Clarify Your Molecular Presentations with the Disassemble Animation

In molecular modeling, clarity is key—especially when communicating complex structures to a broader audience. Whether you’re preparing a presentation, making educational content, or exploring your designed molecules, visualizing molecular components separately can provide immediate insight into structure-function relationships. This is where the Disassemble animation from SAMSON becomes particularly useful.

The Disassemble animation allows you to start from an assembled molecular structure and then smoothly separate selected components. This can transform a dense, compact molecular view into a clearer, more didactic scene—ideal for teaching, publications, or collaborative design discussions.

What does it do?

The Disassemble animation moves selected nodes (atoms, molecules, meshes) from their original clustered positions to automatically computed positions further apart. The goal isn’t to explode the structure randomly, but to spatially distribute components in a coherent and informative way.
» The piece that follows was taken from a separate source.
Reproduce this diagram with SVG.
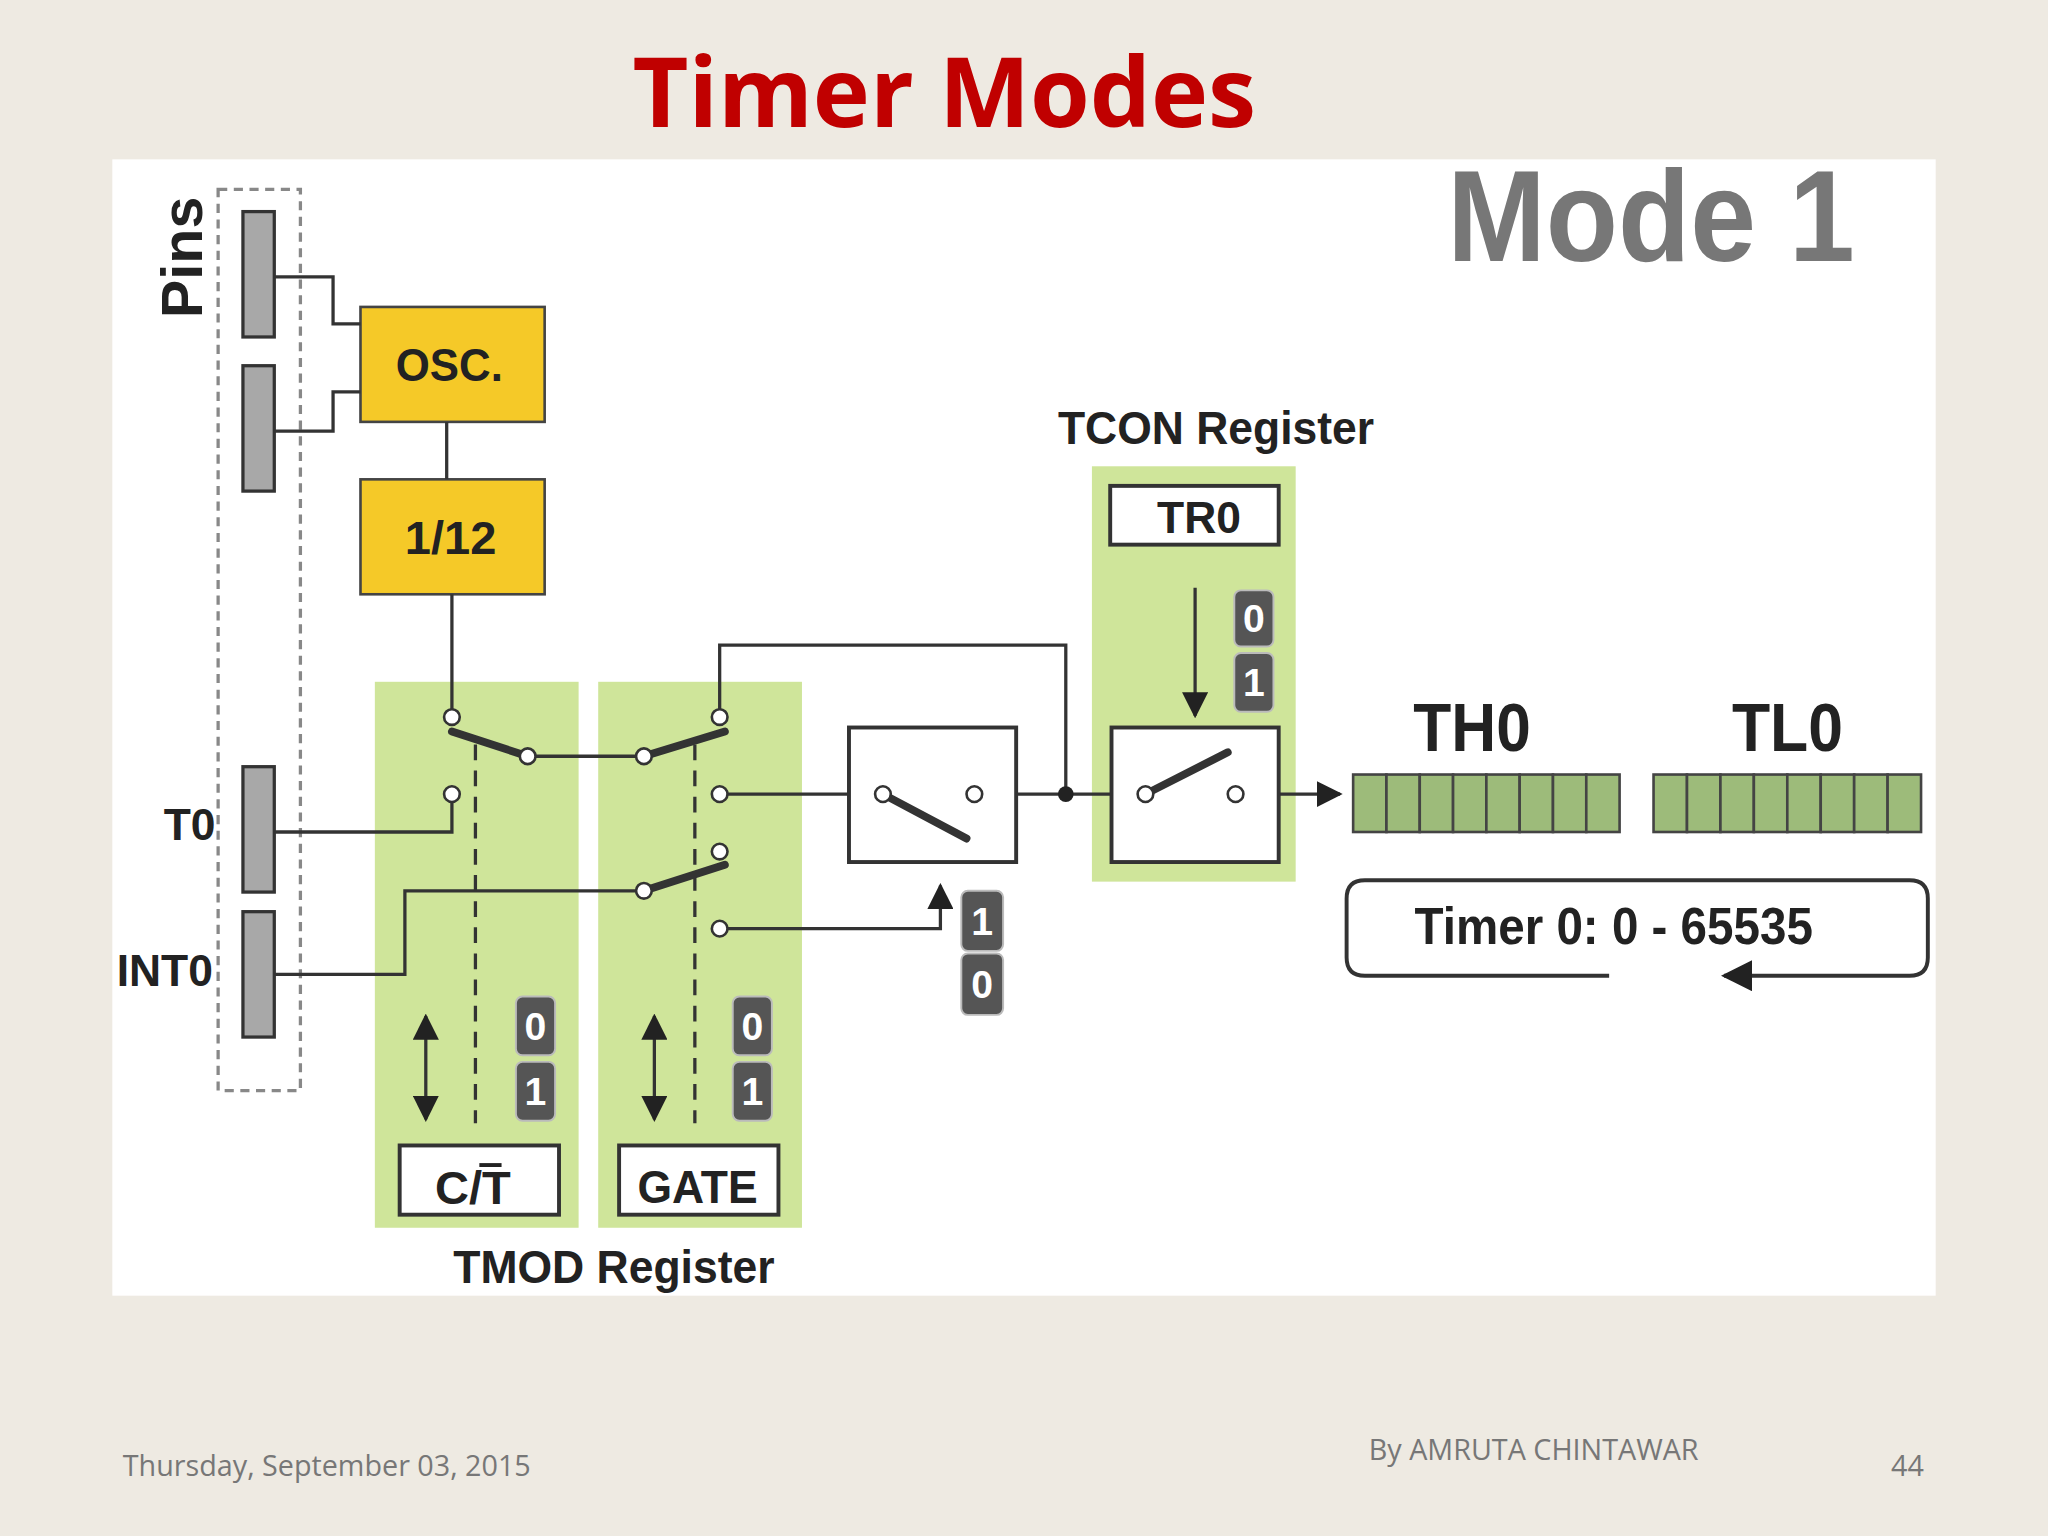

Imagine presenting a protein-ligand complex to a colleague. Instead of starting with a dense ball of atoms, you can linearly disassemble the protein and ligand into different regions of the screen, briefly pausing at each stage to describe functional roles or key interactions.

How do you apply it?

  1. Use SAMSON’s selection tools to select the components you want to disassemble. You don’t have to be exhaustive—SAMSON will attempt to make an intelligent guess if nothing is selected.
  2. Open the Animation panel in the Animator, and double-click on the Disassemble effect.
  3. SAMSON will automatically insert two keyframes. The selected group will transition from its initial position (first keyframe) to a new, disassembled configuration (second keyframe).
  4. Adjust the keyframes as needed to fit the timing of your presentation.

Customize Your Animation

Two powerful customization options make the disassemble effect flexible:

  • Amplitude: Controls how far apart the selected parts move. You can inspect the animation using the Inspector to adjust this parameter.
  • Easing Curve: Defines how smoothly or abruptly the motion changes between keyframes. SAMSON supports a variety of interpolation options via easing curves.

Helpful Tip

The Disassemble animation is non-destructive and does not alter your model—it only affects the presentation. This makes it particularly useful for users working on structure-based drug design, protein engineering, nanodevice assembly, or educational content in molecular biology.

Visual Example

Example: the Disassemble animation

Want to Try It?

This animation is a great complement to other motion effects in SAMSON, such as Assemble, Hold Atoms, and Move Atoms. Combined cleverly, these can form dynamic, yet informative demonstration sequences where structural composition and relationships become instantly easier to understand.